=== Data for processing ===

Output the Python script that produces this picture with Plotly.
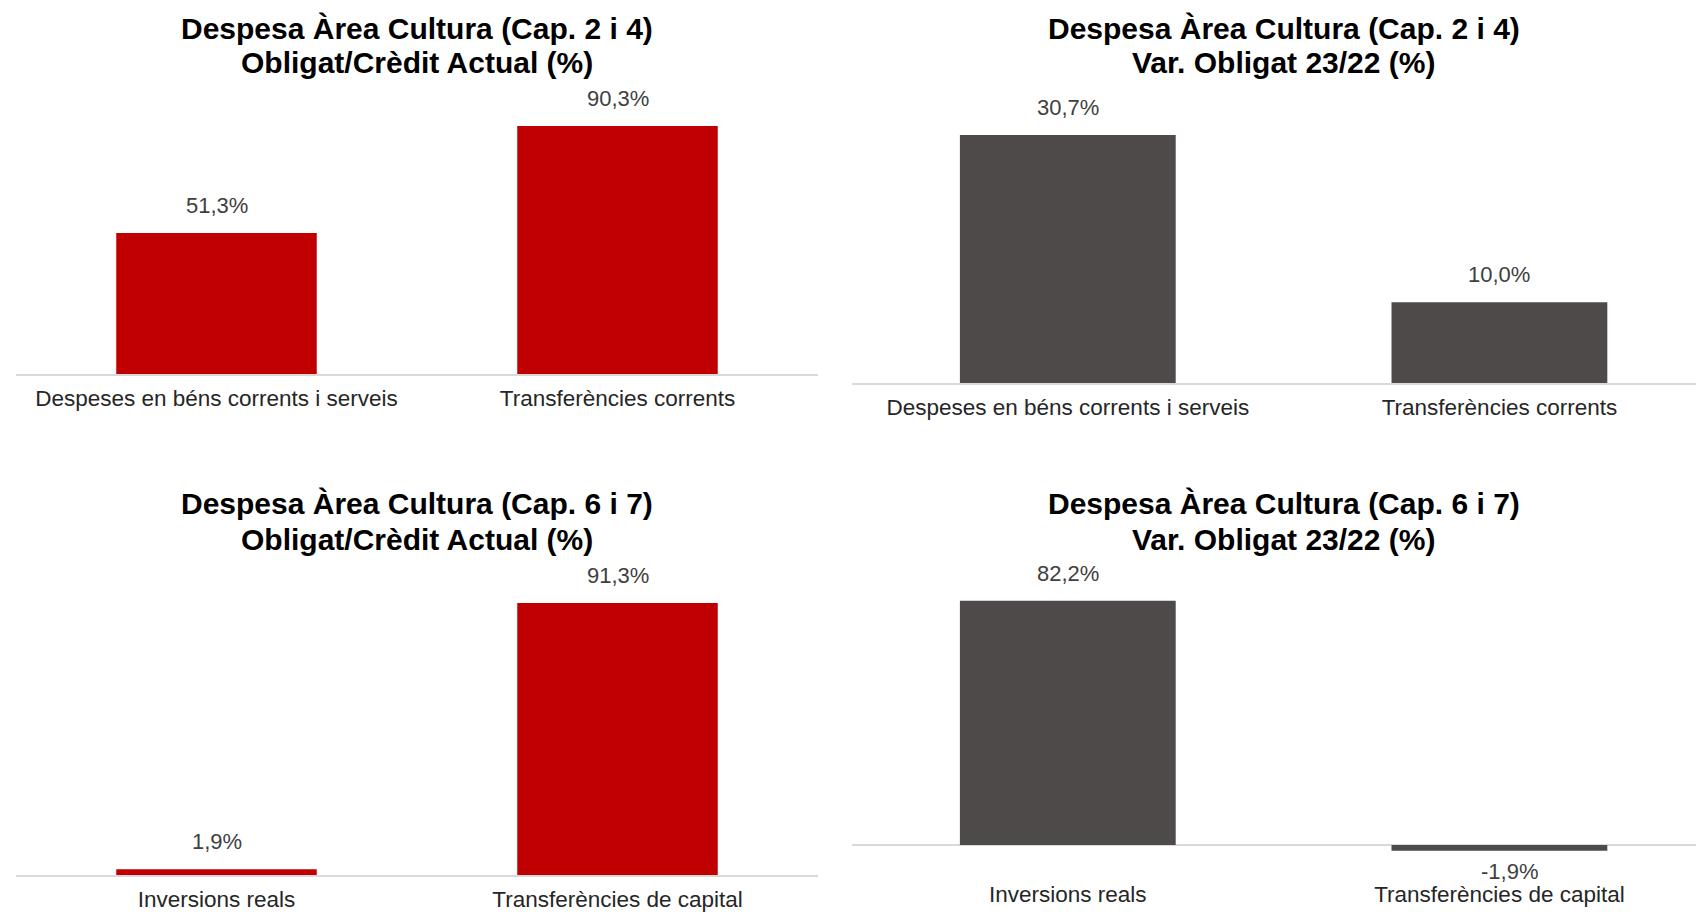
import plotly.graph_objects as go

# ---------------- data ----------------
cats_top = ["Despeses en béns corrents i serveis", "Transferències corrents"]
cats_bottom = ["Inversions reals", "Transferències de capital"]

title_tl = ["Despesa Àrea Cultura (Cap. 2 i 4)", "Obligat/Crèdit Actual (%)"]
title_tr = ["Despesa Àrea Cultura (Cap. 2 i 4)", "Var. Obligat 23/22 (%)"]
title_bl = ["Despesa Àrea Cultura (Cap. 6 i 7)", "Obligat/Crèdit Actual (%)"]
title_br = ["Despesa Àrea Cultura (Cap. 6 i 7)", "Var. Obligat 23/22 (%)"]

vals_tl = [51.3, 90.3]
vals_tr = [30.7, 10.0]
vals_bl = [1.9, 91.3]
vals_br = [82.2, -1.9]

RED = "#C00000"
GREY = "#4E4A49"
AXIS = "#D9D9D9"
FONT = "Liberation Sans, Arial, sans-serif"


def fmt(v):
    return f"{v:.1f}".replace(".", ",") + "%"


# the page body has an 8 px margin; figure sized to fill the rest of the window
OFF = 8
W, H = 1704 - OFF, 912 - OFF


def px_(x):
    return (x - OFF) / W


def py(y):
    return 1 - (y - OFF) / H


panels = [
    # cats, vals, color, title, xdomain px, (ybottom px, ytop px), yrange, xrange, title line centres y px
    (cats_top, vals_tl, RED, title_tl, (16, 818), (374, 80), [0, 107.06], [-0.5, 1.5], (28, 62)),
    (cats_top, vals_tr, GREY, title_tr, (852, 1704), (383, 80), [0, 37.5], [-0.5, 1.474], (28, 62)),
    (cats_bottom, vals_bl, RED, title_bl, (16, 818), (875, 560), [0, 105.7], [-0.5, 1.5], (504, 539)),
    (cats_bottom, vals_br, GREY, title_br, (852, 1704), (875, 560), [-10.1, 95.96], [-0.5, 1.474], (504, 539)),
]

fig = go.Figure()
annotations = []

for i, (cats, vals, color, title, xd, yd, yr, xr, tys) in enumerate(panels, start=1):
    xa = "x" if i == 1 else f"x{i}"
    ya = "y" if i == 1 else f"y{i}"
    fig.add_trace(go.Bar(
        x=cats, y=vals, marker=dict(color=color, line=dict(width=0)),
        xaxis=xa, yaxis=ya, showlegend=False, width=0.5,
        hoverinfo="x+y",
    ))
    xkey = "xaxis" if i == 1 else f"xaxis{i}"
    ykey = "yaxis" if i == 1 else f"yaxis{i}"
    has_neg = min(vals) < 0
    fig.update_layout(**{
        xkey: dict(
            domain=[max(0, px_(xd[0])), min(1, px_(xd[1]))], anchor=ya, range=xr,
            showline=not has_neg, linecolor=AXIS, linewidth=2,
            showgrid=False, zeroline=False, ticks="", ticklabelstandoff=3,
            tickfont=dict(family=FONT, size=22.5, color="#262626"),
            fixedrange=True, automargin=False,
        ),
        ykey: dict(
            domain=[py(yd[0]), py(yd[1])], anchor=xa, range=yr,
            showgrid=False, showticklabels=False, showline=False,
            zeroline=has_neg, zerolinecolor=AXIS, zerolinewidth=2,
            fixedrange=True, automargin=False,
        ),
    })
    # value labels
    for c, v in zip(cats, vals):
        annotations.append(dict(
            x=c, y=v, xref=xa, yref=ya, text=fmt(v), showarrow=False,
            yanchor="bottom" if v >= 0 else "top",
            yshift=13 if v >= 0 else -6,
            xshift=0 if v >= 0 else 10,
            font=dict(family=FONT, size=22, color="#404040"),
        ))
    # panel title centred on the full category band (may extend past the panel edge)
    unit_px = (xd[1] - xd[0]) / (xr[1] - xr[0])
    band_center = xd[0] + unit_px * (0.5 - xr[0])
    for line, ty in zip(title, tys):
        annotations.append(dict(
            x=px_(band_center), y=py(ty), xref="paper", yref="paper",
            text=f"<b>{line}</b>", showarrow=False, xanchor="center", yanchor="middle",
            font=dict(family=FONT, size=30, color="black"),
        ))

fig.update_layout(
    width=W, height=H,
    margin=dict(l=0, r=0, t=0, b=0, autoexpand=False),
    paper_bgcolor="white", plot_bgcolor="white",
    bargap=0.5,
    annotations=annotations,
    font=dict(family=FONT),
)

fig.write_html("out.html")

===
=== Data for processing ===

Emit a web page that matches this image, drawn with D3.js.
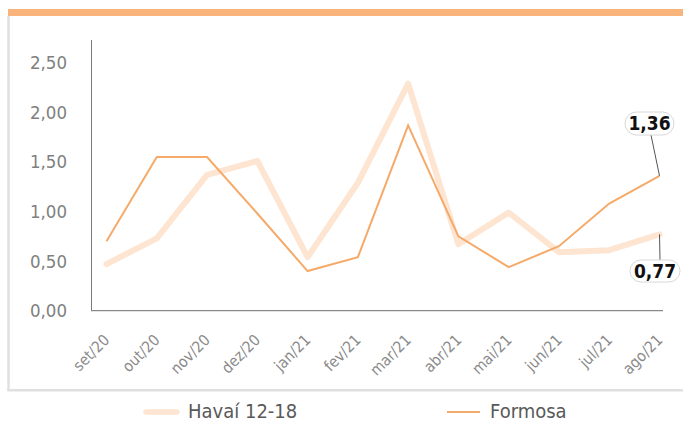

===
=== Data for processing ===

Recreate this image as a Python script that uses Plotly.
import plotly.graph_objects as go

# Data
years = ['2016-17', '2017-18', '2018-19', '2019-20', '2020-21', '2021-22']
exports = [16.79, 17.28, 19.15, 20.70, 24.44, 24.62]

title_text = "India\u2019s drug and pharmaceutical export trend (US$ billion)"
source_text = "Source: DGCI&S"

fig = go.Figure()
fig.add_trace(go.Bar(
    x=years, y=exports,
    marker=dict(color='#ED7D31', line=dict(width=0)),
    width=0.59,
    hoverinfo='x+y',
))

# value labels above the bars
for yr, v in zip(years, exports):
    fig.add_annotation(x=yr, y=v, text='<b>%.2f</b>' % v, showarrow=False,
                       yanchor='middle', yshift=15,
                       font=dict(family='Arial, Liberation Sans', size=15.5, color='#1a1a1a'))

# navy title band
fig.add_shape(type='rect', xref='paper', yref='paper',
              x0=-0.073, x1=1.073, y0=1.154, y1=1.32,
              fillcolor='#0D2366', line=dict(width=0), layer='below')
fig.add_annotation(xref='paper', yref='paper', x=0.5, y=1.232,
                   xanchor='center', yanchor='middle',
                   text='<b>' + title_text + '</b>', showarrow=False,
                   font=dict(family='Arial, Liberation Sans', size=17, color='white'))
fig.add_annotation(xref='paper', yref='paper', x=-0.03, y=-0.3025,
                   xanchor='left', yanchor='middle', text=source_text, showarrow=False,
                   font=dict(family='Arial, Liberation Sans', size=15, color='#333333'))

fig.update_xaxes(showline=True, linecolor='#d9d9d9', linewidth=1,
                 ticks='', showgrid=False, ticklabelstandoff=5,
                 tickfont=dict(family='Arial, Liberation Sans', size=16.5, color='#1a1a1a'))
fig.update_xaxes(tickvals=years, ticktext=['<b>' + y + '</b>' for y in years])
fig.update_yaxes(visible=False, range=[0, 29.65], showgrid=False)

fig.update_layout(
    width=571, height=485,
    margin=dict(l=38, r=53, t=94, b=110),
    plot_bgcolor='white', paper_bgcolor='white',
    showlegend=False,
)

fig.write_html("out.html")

===

What you should do:
From the records above, pull out every line containing the word "page".

Task result:
# the page body has an 8 px margin; figure sized to fill the rest of the window
Emit a web page that matches this image, drawn with D3.js.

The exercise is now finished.